Before we get into the “how,” let’s cover the “what.” The IRS is very clear about the information needed to substantiate your mileage deduction. Your log, whether it’s digital or on paper, must contain these key pieces of information for every single business trip:

  • The date of the trip.
  • Your starting point. This can be your office, a client’s location, or a supplier.
  • Your destination.
  • The business purpose of the trip. Be specific! “Client meeting” is okay, but “Meeting with Jane Doe re: Q3 project proposal” is much better.
  • The starting odometer reading for your vehicle at the beginning of the trip.
  • The ending odometer reading at the end of the trip.
  • The total miles driven for that trip.

You also need to record your vehicle’s total mileage for the year, including business, commuting, and personal miles. This helps the IRS understand the percentage of your vehicle’s use that was for business purposes.

Choosing Your Weapon: Mileage Tracking Apps vs. The Classic Logbook

The days of relying solely on a pen-and-paper logbook in your glove compartment are over, though it’s still a compliant method. Today, you have a choice. As someone who started with paper and fully embraced digital, I can tell you each has its place. Here’s a quick breakdown to help you decide.
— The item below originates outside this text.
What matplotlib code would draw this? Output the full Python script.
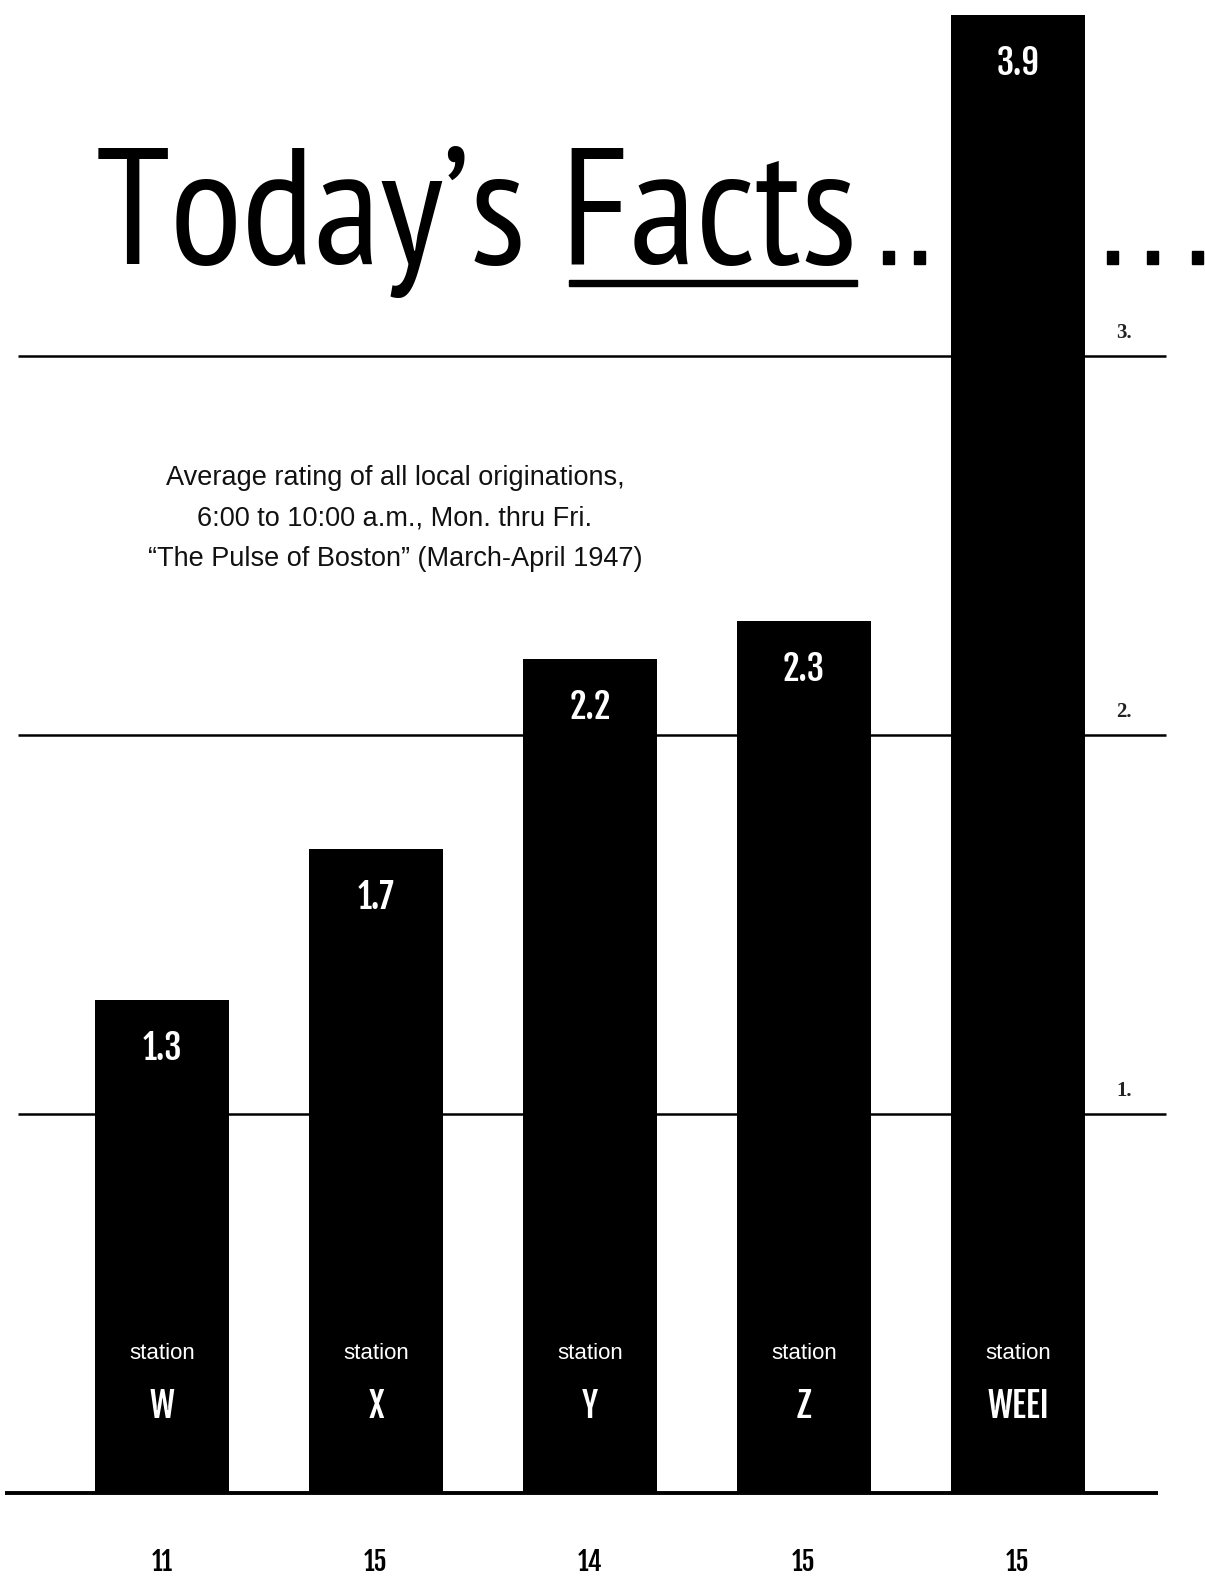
import matplotlib
matplotlib.use('Agg')
import matplotlib.pyplot as plt
from matplotlib.patches import Rectangle

# data
stations = ['W', 'X', 'Y', 'Z', 'WEEI']
ratings = [1.3, 1.7, 2.2, 2.3, 3.9]
value_labels = ['1.3', '1.7', '2.2', '2.3', '3.9']
bottom_counts = ['11', '15', '14', '15', '15']
grid_values = [1, 2, 3]
grid_labels = ['1.', '2.', '3.']
subtitle_lines = ['Average rating of all local originations,',
                  '6:00 to 10:00 a.m., Mon. thru Fri.',
                  '\u201cThe Pulse of Boston\u201d (March-April 1947)']

W, H = 1205, 1580
TITLE = ['PT Sans Narrow', 'Roboto Condensed', 'DejaVu Sans']
BOLD_COND = ['Fjalla One', 'Oswald', 'Roboto Condensed', 'DejaVu Sans']
GOTHIC = ['Liberation Sans', 'DejaVu Sans']
SERIF = ['Liberation Serif', 'DejaVu Serif']

fig = plt.figure(figsize=(W / 100, H / 100), dpi=100)
fig.patch.set_facecolor('white')
ax = fig.add_axes([0, 0, 1, 1])
ax.axis('off')

# pixel <-> data mapping: bar i centred at 162 + 214*i px, baseline at 1493 px, 379 px per unit
x0, dx = 162, 214
y0, dy = 1493, 379
ax.set_xlim(-x0 / dx, (W - x0) / dx)
ax.set_ylim(-(H - y0) / dy, y0 / dy)


def px_x(p):
    return (p - x0) / dx


def fit_width(txt, target):
    # scale the font so the rendered text is `target` pixels wide
    fig.canvas.draw()
    w = txt.get_window_extent(fig.canvas.get_renderer()).width
    return txt.get_fontsize() * target / w


# gridlines behind the bars
ax.hlines(grid_values, px_x(18), px_x(1166), color='black', lw=1.8, zorder=1)
ax.hlines(0, px_x(5), px_x(1158), color='black', lw=2.8, zorder=1)
for g, lab in zip(grid_values, grid_labels):
    ax.annotate(lab, xy=(px_x(1124), g), xytext=(0, 9), textcoords='offset points',
                ha='center', va='bottom', fontsize=15, fontweight='bold',
                family=SERIF, color='#222222')

# bars
xs = list(range(len(stations)))
ax.bar(xs, ratings, width=0.63, color='black', zorder=2)

for i, (v, lab) in enumerate(zip(ratings, value_labels)):
    ax.annotate(lab, xy=(i, v), xytext=(0, -35), textcoords='offset points',
                ha='center', va='center', fontsize=25,
                family=BOLD_COND, color='white', zorder=3)
    ax.text(i, 0.369, 'station', ha='center', va='center', fontsize=16,
            family=GOTHIC, color='white', zorder=3)
    ax.text(i, 0.228, stations[i], ha='center', va='center', fontsize=25,
            family=BOLD_COND, color='white', zorder=3)
    ax.text(i, -0.182, bottom_counts[i], ha='center', va='center', fontsize=19,
            family=BOLD_COND, color='black')

# title, fitted to its width in the reference
title = fig.text(96 / W, 1 - 264 / H, 'Today\u2019s Facts', ha='left', va='baseline',
                 fontsize=110, family=TITLE, color='black')
title.set_fontsize(fit_width(title, 760))

# underline under "Facts"
fig.add_artist(Rectangle((569 / W, 1 - 286 / H), 288 / W, 6 / H,
                         transform=fig.transFigure, color='black'))
# leader dots
for px in [889, 919, 1112, 1152, 1197]:
    fig.add_artist(Rectangle(((px - 5.5) / W, 1 - 264 / H), 11 / W, 13 / H,
                             transform=fig.transFigure, color='black', zorder=0))

# subtitle
sub = []
for k, line in enumerate(subtitle_lines):
    sub.append(fig.text(395 / W, 1 - (478 + 40.5 * k) / H, line, ha='center',
                        va='center', fontsize=18, family=GOTHIC, color='#111111'))
fs = fit_width(sub[0], 458)
for t in sub:
    t.set_fontsize(fs)

fig.savefig('out.png', dpi=100, facecolor='white')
Feature Mileage Tracker App Paper Logbook
Accuracy High (uses GPS for precise tracking) Moderate (prone to human error, forgetting to log)
Convenience Very High (automatic tracking, runs in background) Low (requires manual entry for every trip)
IRS Compliance Excellent (exports detailed, compliant reports) Good (compliant if filled out completely and accurately)
Cost Free to ~$10/month for premium features Very low (cost of the book)
Best For Frequent drivers, consultants, sales reps, gig workers Infrequent drivers, those on a tight budget

My advice? Start with a reputable app. The small monthly fee pays for itself many times over in saved time, increased accuracy, and peace of mind. Apps like MileIQ, Everlance, or TripLog can automate nearly the entire process.

My Proven 3-Step System for Never Missing a Mile

This is the exact system I use to make mileage tracking a thoughtless, automated part of my business operations. It’s built on consistency and leveraging technology.
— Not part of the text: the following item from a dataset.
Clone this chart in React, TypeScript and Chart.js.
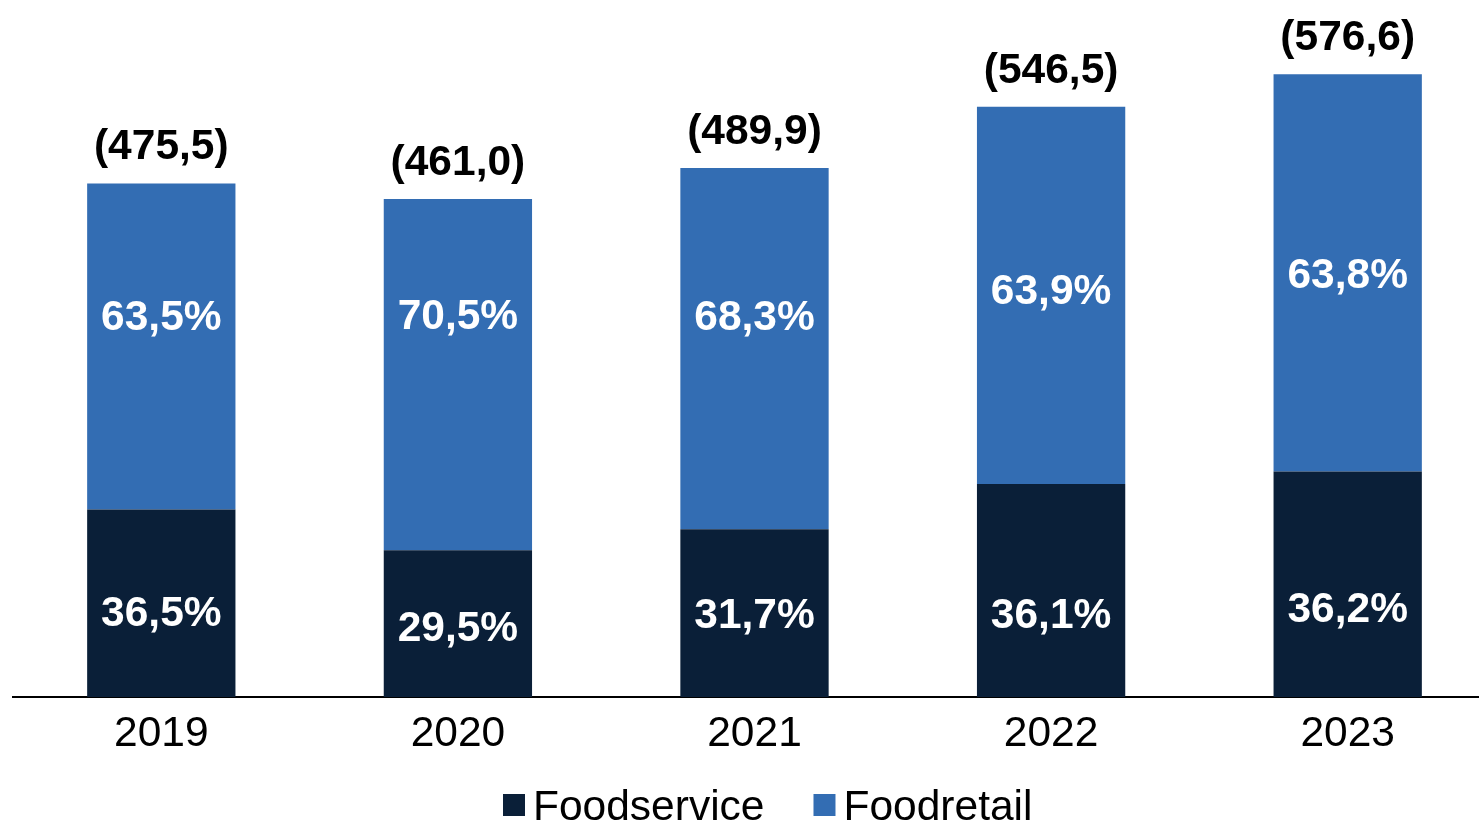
import React, { useEffect, useRef } from 'react';
import { Chart, registerables } from 'chart.js';

Chart.register(...registerables);

// ---- Data ----
const years: string[] = ['2019', '2020', '2021', '2022', '2023'];
const totals: number[] = [475.5, 461.0, 489.9, 546.5, 576.6];
const foodservicePct: number[] = [36.5, 29.5, 31.7, 36.1, 36.2];
const foodretailPct: number[] = [63.5, 70.5, 68.3, 63.9, 63.8];
const seriesNames: string[] = ['Foodservice', 'Foodretail'];

// ---- Style ----
const FONT = '"Liberation Sans", Arial, Helvetica, sans-serif';
const DARK = '#0a1f38';
const BLUE = '#336db3';
// label nudges (px) relative to segment middles, as placed in the original
const serviceLabelShift = [8, 2, 0, 23, 23];
const retailLabelShift = [-32, -61, -34, -6, 0];

const fmt = (v: number) => v.toFixed(1).replace('.', ',');

export default function App() {
  const ref = useRef<HTMLCanvasElement | null>(null);

  useEffect(() => {
    const canvas = ref.current;
    if (!canvas) return;

    const serviceValues = totals.map((t, i) => (t * foodservicePct[i]) / 100);
    const retailValues = totals.map((t, i) => (t * foodretailPct[i]) / 100);

    const labelsPlugin = {
      id: 'barLabels',
      afterDatasetsDraw(chart: any) {
        const ctx = chart.ctx;
        const yScale = chart.scales.y;
        ctx.save();
        ctx.textAlign = 'center';
        ctx.textBaseline = 'alphabetic';
        ctx.font = `bold 42.5px ${FONT}`;
        const pctSets = [foodservicePct, foodretailPct];
        const shifts = [serviceLabelShift, retailLabelShift];
        chart.data.datasets.forEach((_ds: any, di: number) => {
          const meta = chart.getDatasetMeta(di);
          meta.data.forEach((bar: any, i: number) => {
            const p = bar.getProps(['x', 'y', 'base'], true);
            const mid = (p.y + p.base) / 2 + shifts[di][i];
            ctx.fillStyle = '#ffffff';
            ctx.fillText(fmt(pctSets[di][i]) + '%', p.x, mid + 15);
          });
        });
        const meta0 = chart.getDatasetMeta(0);
        totals.forEach((t, i) => {
          const x = meta0.data[i].x;
          const top = yScale.getPixelForValue(t);
          ctx.fillStyle = '#000000';
          ctx.fillText(`(${fmt(t)})`, x, top - 24);
        });
        ctx.restore();
      },
    };

    const legendPlugin = {
      id: 'customLegend',
      afterDraw(chart: any) {
        const ctx = chart.ctx;
        ctx.save();
        ctx.font = `42.5px ${FONT}`;
        ctx.textAlign = 'left';
        ctx.textBaseline = 'alphabetic';
        let x = 503;
        const box = 22;
        const baseline = 820;
        chart.data.datasets.forEach((ds: any) => {
          ctx.fillStyle = ds.backgroundColor;
          ctx.fillRect(x, baseline - 26, box, box);
          ctx.fillStyle = '#000000';
          const tx = x + box + 8;
          ctx.fillText(ds.label, tx, baseline);
          x = tx + ctx.measureText(ds.label).width + 49;
        });
        ctx.restore();
      },
    };

    const chart = new Chart(canvas, {
      type: 'bar',
      data: {
        labels: years,
        datasets: [
          {
            label: seriesNames[0],
            data: serviceValues,
            backgroundColor: DARK,
            borderWidth: 0,
            barPercentage: 0.5,
            categoryPercentage: 1,
          },
          {
            label: seriesNames[1],
            data: retailValues,
            backgroundColor: BLUE,
            borderWidth: 0,
            barPercentage: 0.5,
            categoryPercentage: 1,
          },
        ],
      },
      options: {
        animation: false,
        responsive: false,
        maintainAspectRatio: false,
        layout: { padding: { top: 49, left: 13, right: 0, bottom: 49 } },
        plugins: {
          legend: { display: false },
          tooltip: { enabled: false },
        },
        scales: {
          x: {
            stacked: true,
            z: 1,
            grid: { display: false, drawTicks: false },
            border: { display: true, color: '#000000', width: 2 },
            ticks: {
              color: '#000000',
              padding: 12,
              font: { family: FONT, size: 42.5 },
            },
          },
          y: {
            stacked: true,
            display: false,
            min: 0,
            max: 600,
          },
        },
      },
      plugins: [labelsPlugin, legendPlugin],
    });

    return () => chart.destroy();
  }, []);

  return (
    <div
      style={{
        position: 'fixed',
        left: 0,
        top: 0,
        width: 1479,
        height: 821,
        overflow: 'hidden',
        background: '#ffffff',
      }}
    >
      <canvas ref={ref} width={1496} height={821} style={{ display: 'block', width: 1496, height: 821 }} />
    </div>
  );
}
  1. Set Up Your System on Day One. Don’t wait until tax time. Choose your tool (I strongly recommend an app) and set it up completely. This means turning on automatic trip detection, defining your work hours so the app can auto-classify trips, and adding your primary work locations (office, home office) as favorites. This initial 15-minute setup is the most important step.
  2. Integrate a “Swipe Left, Swipe Right” Daily Habit. Most apps present you with a list of your recent drives. At the end of each workday, or while you’re waiting for your coffee in the morning, open the app. It takes less than 60 seconds. Swipe one way for business, the other for personal. This act of classifying trips daily makes it a trivial task and ensures your log is always up-to-date and “contemporaneous.”
  3. Conduct a 10-Minute Monthly Review. On the first business day of each month, generate a report from the previous month. Give it a quick scan. Did you miss classifying anything? Does it all look correct? This quick check prevents small errors from becoming big problems and gives you a clear picture of your deductible mileage as it accrues. It also makes year-end tax prep an absolute breeze.

Secrets to Maximizing Your Deductions (And Staying Audit-Proof)

After two decades, you learn a few things—often the hard way. These are the tips that go beyond the basics and will truly protect you while ensuring you get every cent you deserve.

  • My Rookie Mistake: Forgetting “In-Between” Trips. In my early days, I’d log my trip to a client meeting and the trip back home. I completely forgot about the small trips in between! Driving from that client meeting to the post office to mail business packages, then to the office supply store for ink? Those are all 100% deductible business miles. Now, I let my app capture everything and I simply classify them.
  • The “First and Last Trip” Rule. Your drive from home to your primary place of work (your office) is considered commuting and is not deductible. However, if your home is your principal place of business (a home office), your first trip of the day to a client or supplier *is* deductible. The same goes for your last business-related trip back to your home office. This is a nuance many people miss.
  • Document the “Why” with Your Calendar. For an extra layer of audit protection, make sure your digital calendar entries match your mileage log. If your log says “Meeting with Acme Corp,” your calendar should have an appointment for that same day and time. This creates an undeniable, interconnected web of proof. Many apps even offer calendar integration to help with this.
  • Don’t Mix and Match Methods. Stick to one system. Either use an app or use a paper logbook for the entire year. Using both creates confusion and can lead to duplicate entries or gaps in your record. The IRS values consistency.
  • Store Your Records Digitally. The IRS requires you to keep tax records for at least three years. A paper logbook can get lost, damaged, or fade. A digital report from your tracking app can be saved to the cloud (like Google Drive or Dropbox) forever, safe and accessible. At the end of each year, I download my annual report and save it in a folder labeled “Tax Records [Year]”.

Frequently Asked Questions

What’s the difference between business miles and commuting?

Commuting is travel between your home and your primary workplace, which is generally not deductible. Business mileage involves travel between workplaces, to meet clients, run business errands, or travel to a temporary work location.

What if I use my personal car for business?

That’s exactly what the standard mileage deduction is for! It’s designed to reimburse you for the business use of your personal vehicle, covering costs like gas, maintenance, wear-and-tear, and depreciation.

What should I do if I forget to log a trip?

If you forget, try to reconstruct it as soon as possible using calendar appointments, emails, or receipts to help you remember the details. While contemporaneous logs are best, a well-reconstructed log is better than no log at all.

How long do I need to keep my mileage records?

The IRS generally recommends keeping tax-related records for at least three years from the date you filed your original return. To be extra safe, especially as a business owner, I personally recommend keeping them for seven years.